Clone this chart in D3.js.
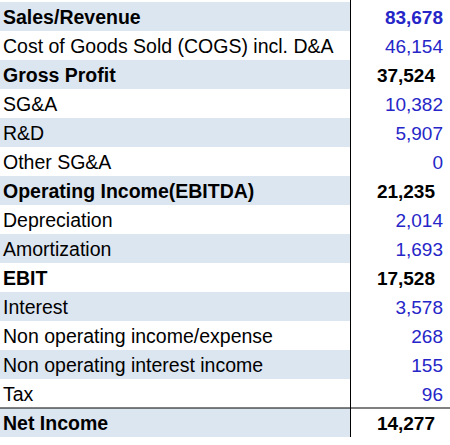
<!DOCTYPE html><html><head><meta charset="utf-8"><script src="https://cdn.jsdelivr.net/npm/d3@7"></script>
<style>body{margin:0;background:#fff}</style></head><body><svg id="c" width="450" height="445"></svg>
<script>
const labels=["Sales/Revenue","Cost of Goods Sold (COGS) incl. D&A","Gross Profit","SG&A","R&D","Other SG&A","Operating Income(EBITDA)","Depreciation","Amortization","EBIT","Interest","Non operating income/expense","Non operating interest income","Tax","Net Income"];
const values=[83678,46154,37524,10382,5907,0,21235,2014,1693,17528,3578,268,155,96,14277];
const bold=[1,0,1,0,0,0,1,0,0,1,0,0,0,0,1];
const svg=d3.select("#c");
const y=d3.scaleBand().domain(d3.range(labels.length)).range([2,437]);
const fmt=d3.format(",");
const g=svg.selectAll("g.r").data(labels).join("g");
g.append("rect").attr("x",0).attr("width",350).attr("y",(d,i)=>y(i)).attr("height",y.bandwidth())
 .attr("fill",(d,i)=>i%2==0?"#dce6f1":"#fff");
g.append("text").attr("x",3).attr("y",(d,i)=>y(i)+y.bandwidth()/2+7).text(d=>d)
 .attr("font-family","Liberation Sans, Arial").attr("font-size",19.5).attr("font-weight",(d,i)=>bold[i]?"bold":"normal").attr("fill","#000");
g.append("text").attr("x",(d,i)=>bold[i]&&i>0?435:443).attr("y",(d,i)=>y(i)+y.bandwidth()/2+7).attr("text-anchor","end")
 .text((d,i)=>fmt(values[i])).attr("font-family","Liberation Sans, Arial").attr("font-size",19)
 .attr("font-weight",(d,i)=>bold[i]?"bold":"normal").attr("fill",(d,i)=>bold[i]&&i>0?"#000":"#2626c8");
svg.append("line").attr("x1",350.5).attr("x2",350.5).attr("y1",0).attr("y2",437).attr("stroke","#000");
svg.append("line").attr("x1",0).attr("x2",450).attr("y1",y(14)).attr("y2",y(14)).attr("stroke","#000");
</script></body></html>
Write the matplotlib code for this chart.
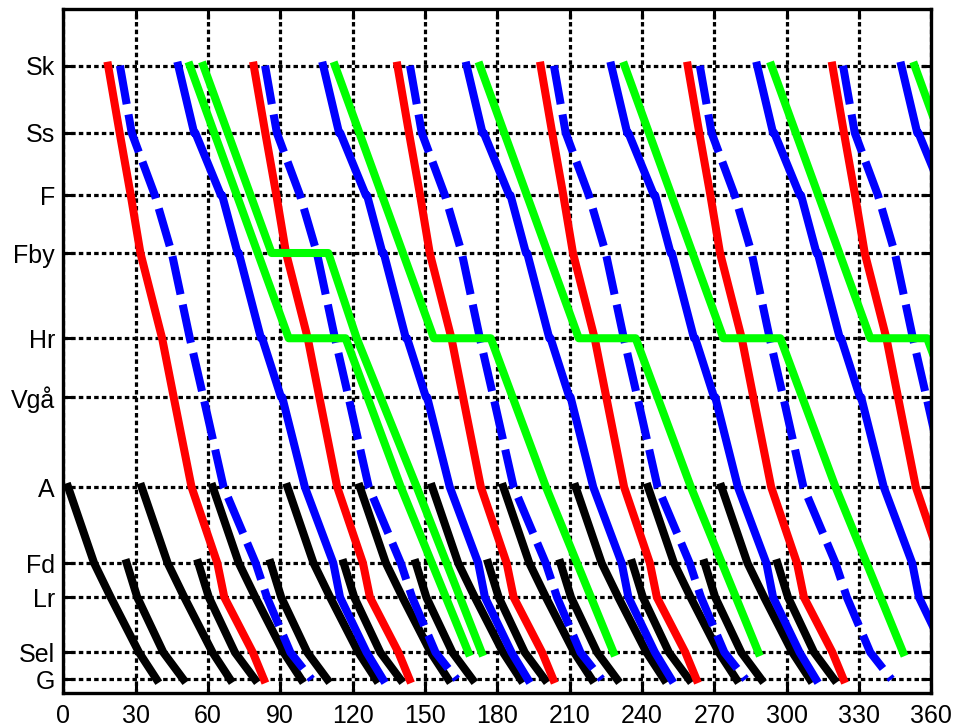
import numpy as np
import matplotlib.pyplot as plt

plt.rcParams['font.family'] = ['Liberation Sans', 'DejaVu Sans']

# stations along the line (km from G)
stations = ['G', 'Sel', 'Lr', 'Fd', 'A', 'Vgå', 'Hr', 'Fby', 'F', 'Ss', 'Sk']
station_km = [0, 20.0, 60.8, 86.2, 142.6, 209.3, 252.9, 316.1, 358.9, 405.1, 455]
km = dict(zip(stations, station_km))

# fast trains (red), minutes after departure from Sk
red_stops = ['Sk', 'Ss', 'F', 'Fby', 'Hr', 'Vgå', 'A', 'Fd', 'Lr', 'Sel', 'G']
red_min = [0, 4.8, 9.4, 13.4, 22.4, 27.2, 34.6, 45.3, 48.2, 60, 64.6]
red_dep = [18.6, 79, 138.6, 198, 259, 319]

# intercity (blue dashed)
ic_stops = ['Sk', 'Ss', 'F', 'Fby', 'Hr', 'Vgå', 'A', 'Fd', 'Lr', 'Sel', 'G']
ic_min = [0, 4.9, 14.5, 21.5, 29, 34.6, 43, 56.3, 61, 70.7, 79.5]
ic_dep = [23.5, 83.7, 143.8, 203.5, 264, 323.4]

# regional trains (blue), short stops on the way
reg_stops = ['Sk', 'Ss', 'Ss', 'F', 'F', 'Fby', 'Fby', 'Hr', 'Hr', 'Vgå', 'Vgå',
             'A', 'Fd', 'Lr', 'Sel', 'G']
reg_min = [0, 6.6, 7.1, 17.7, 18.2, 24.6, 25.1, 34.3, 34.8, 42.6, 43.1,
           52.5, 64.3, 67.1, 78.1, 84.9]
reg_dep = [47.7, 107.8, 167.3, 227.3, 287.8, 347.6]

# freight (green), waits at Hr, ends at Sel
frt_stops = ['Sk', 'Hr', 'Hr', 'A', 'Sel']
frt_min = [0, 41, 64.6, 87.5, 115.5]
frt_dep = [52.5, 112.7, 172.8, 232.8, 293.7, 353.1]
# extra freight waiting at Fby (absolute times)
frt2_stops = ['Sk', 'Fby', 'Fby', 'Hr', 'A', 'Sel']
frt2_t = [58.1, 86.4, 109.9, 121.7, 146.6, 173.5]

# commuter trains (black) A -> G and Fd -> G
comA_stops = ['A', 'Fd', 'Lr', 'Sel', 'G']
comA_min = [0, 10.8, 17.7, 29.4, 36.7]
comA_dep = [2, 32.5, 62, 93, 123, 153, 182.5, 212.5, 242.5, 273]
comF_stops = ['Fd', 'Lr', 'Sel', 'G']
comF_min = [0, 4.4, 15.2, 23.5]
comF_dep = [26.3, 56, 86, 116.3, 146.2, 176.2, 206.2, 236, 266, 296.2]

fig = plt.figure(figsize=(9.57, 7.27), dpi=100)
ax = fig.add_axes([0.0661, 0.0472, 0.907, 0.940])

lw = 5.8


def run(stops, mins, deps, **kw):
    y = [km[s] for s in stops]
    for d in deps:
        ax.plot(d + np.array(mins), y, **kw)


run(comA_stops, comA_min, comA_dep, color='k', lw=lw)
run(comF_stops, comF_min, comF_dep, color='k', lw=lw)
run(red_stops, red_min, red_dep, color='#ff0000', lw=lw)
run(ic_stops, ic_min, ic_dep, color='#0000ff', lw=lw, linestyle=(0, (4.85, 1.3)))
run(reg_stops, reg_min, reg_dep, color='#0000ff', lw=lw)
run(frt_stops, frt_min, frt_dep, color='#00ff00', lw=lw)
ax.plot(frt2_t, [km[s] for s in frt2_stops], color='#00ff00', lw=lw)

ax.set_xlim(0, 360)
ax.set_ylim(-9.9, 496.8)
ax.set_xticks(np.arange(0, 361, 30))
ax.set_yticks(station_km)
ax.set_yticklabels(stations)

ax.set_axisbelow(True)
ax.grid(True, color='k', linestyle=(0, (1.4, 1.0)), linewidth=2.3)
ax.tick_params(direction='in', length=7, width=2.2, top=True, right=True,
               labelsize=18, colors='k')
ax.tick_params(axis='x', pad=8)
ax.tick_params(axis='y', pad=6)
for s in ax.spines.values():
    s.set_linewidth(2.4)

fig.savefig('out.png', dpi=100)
---
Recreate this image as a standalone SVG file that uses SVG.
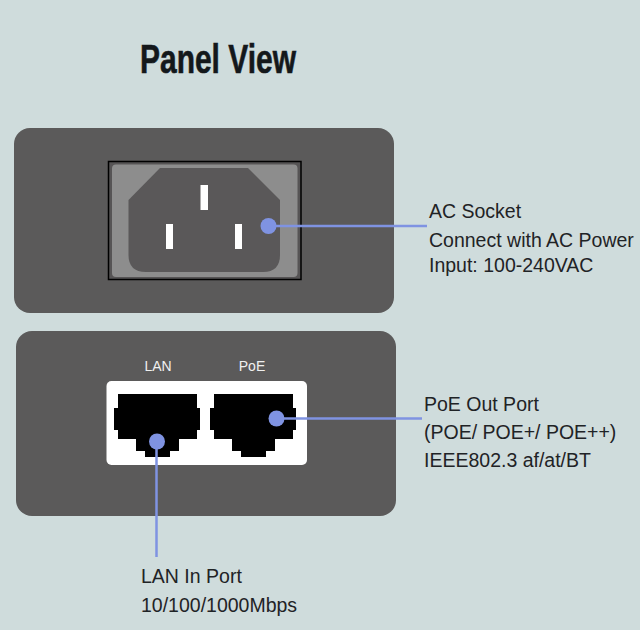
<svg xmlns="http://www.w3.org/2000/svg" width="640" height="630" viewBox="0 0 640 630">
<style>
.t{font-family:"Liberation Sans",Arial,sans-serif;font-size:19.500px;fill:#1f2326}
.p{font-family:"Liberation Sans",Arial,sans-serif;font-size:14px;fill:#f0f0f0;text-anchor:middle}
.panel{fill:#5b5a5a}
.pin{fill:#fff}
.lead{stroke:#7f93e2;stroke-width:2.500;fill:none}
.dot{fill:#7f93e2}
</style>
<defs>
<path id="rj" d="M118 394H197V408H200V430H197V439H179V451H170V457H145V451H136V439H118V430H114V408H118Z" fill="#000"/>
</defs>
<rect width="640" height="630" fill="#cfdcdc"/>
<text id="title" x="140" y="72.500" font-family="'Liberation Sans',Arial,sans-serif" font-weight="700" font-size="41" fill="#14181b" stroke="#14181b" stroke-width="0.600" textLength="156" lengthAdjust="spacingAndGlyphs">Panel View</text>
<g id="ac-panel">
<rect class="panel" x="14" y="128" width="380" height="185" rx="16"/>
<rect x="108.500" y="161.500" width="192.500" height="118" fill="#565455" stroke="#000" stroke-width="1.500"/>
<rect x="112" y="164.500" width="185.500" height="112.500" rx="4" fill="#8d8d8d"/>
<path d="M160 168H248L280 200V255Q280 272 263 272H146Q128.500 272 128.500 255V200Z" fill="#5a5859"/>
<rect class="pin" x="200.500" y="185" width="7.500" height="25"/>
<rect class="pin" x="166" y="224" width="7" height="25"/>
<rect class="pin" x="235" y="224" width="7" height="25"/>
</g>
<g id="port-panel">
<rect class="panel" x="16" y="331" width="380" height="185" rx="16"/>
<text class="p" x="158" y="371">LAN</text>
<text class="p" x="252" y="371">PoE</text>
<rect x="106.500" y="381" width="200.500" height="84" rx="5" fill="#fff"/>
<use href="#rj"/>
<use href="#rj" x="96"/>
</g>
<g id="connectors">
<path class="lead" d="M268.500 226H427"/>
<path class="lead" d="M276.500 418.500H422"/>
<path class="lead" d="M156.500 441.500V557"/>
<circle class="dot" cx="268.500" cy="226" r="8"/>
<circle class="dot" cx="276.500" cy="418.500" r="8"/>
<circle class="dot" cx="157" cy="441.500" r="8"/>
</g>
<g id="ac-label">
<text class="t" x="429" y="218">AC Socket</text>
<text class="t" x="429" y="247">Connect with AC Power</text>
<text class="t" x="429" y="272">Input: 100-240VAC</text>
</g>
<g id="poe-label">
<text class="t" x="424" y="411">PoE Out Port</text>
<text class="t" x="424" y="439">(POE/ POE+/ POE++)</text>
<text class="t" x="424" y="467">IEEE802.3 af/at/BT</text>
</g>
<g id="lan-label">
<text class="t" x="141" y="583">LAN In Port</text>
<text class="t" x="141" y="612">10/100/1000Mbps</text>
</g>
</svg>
---
» **WRITTEN PROBLEM**
Make an exact copy of the lines from the one that contains "Write the matplotlib code for this chart." through the one that contains "ic_dep = [23.5, 83.7, 143.8, 203.5, 264, 323.4]", both included, and no other lines. Pictures are skipped.

» **THE REPLY**
Write the matplotlib code for this chart.
import numpy as np
import matplotlib.pyplot as plt

plt.rcParams['font.family'] = ['Liberation Sans', 'DejaVu Sans']

# stations along the line (km from G)
stations = ['G', 'Sel', 'Lr', 'Fd', 'A', 'Vgå', 'Hr', 'Fby', 'F', 'Ss', 'Sk']
station_km = [0, 20.0, 60.8, 86.2, 142.6, 209.3, 252.9, 316.1, 358.9, 405.1, 455]
km = dict(zip(stations, station_km))

# fast trains (red), minutes after departure from Sk
red_stops = ['Sk', 'Ss', 'F', 'Fby', 'Hr', 'Vgå', 'A', 'Fd', 'Lr', 'Sel', 'G']
red_min = [0, 4.8, 9.4, 13.4, 22.4, 27.2, 34.6, 45.3, 48.2, 60, 64.6]
red_dep = [18.6, 79, 138.6, 198, 259, 319]

# intercity (blue dashed)
ic_stops = ['Sk', 'Ss', 'F', 'Fby', 'Hr', 'Vgå', 'A', 'Fd', 'Lr', 'Sel', 'G']
ic_min = [0, 4.9, 14.5, 21.5, 29, 34.6, 43, 56.3, 61, 70.7, 79.5]
ic_dep = [23.5, 83.7, 143.8, 203.5, 264, 323.4]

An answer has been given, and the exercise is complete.